Using Aggregations

This tutorial will step you through using aggregation to summarise large amounts of information in reports. This will let you analyse large amounts of information (we're talking hundreds of thousands of rows) in just a few seconds.

It is great for producing summaries like average sales per month, number of customers per year, etc. These summary values are also well suited to graphing.

The important thing to remember about aggregation is that aggregate values will be produced for each unique combination of the other columns. Let's get started!

1. Start with raw values

My goal will be to see monthly values for Total Invoice Amount, and Average Invoice Amount and Total Jobs Completed.

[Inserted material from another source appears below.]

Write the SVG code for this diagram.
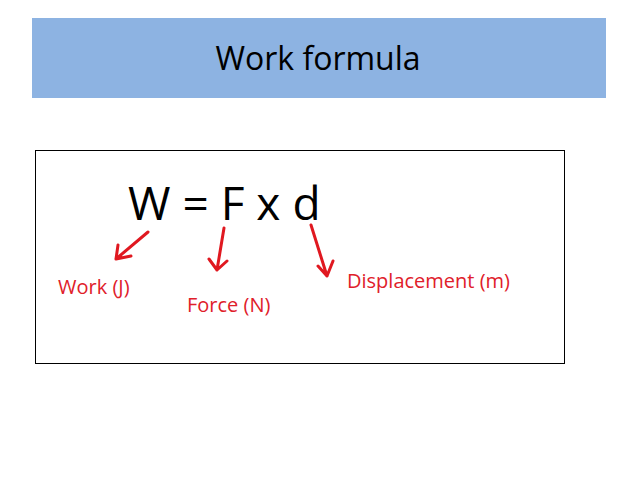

Let's get a report happening without any aggregation first, then later we'll see how to summarise.

I'm going to use the ServiceM8 Jobs data source, but you can do similar with a data source from other connectors if needed. I will choose columns Job #, Date Completed, and Invoice Amount.

When I run it for the past 7 days, I get the following:

Job # Date Completed Invoice Amount
J136 27 Jan 2018 $280
J137 27 Jan 2018 $44
J138 31 Jan 2018 $1,098
J139 2 Feb 2018 $44
J140 4 Feb 2018 $824
J141 22 Mar 2018 $110

If you needed help getting this far, check out our tutorial on designing your first report.

2. Remove unique values

When summarising, aggregation will produce a value for  each unique combination of the other columns. This means we need to remove the Job # column, otherwise we'll only get totals  per job which isn't too useful!

With the job column gone, I get the following:

Date Completed Invoice Amount
27 Jan 2018 $280
27 Jan 2018 $44
31 Jan 2018 $1,098
2 Feb 2018 $44
4 Feb 2018 $824
22 Mar 2018 $100

Next, I am going to change the aggregation option for Invoice Amount to  Sum and rename the column to Total Invoice Amount.

qnHU0TMRWpvtmSNbNCa9se3HRH3Y0NEZdA?1518500780

When running the report, I now get the following:

Date Completed Total Invoice Amount
27 Jan 2018 $324
31 Jan 2018 $1,098
2 Feb 2018 $44
4 Feb 2018 $824
22 Mar 2018 $100

 
Notice that there is now only one row for 27 Jan 2018, and the Total Invoice Amount shows 280 + 44 = $324. A good start!

3. Apply a date formula

I'm after a value per month, but am currently seeing a value per day.

To fix this, I'm going to change the value source formula for Date Completed to MONTH([Date Completed]). This will snap each date to the start of the month, giving me a single value per month. I now get the following:

Date Completed Total Invoice Amount
1 Jan 2018 $1422
1 Feb 2018 $868
1 Mar 2018 $100

4. Extra aggregations

I now want to see the Average Invoice Amount and Total Jobs Completed.

To do this I'll add two new formula columns (click Add Formula Column):

  • One with title Average Invoice Amount, value source formula [Invoice Amount], aggregation type Average
  • One with title Total Jobs Completed, value source formula [Job #], aggregation type Count

I'll also override the number format for Date Completed to show  Date (Month and Year).

Here's what I see:

Date Completed Total Invoice Amount Average Invoice Amount Total Job Count
Jan 2018 $1422 $474 3
Feb 2018 $868 $434 2
Mar 2018 $100 $100 1

Excellent! 

5. Next steps

I'm quite happy with the figures produced, but here are some things I could do from here:

  • Instead of MONTH([Date Completed]), I could have used DATETRIM([Date Completed]) which lets me choose a different aggregation period each time I run the report.
  • These values would look great on a graph, I could create a dashlet and place it on a dashboard.

What about seeing the detail?

By aggregating, we have hidden the detail of each individual job row. This is an advantage when dealing with lots of data as the report can be small and fast to produce.

If you need to both see summary totals and be able to drill down into individual rows, the solution is to use row grouping. This method isn't practical for large quantities of information as the report can become very large and slow, and might even fail to render if too large. You need to decide between aggregation and row grouping depending on the quantity of rows involved.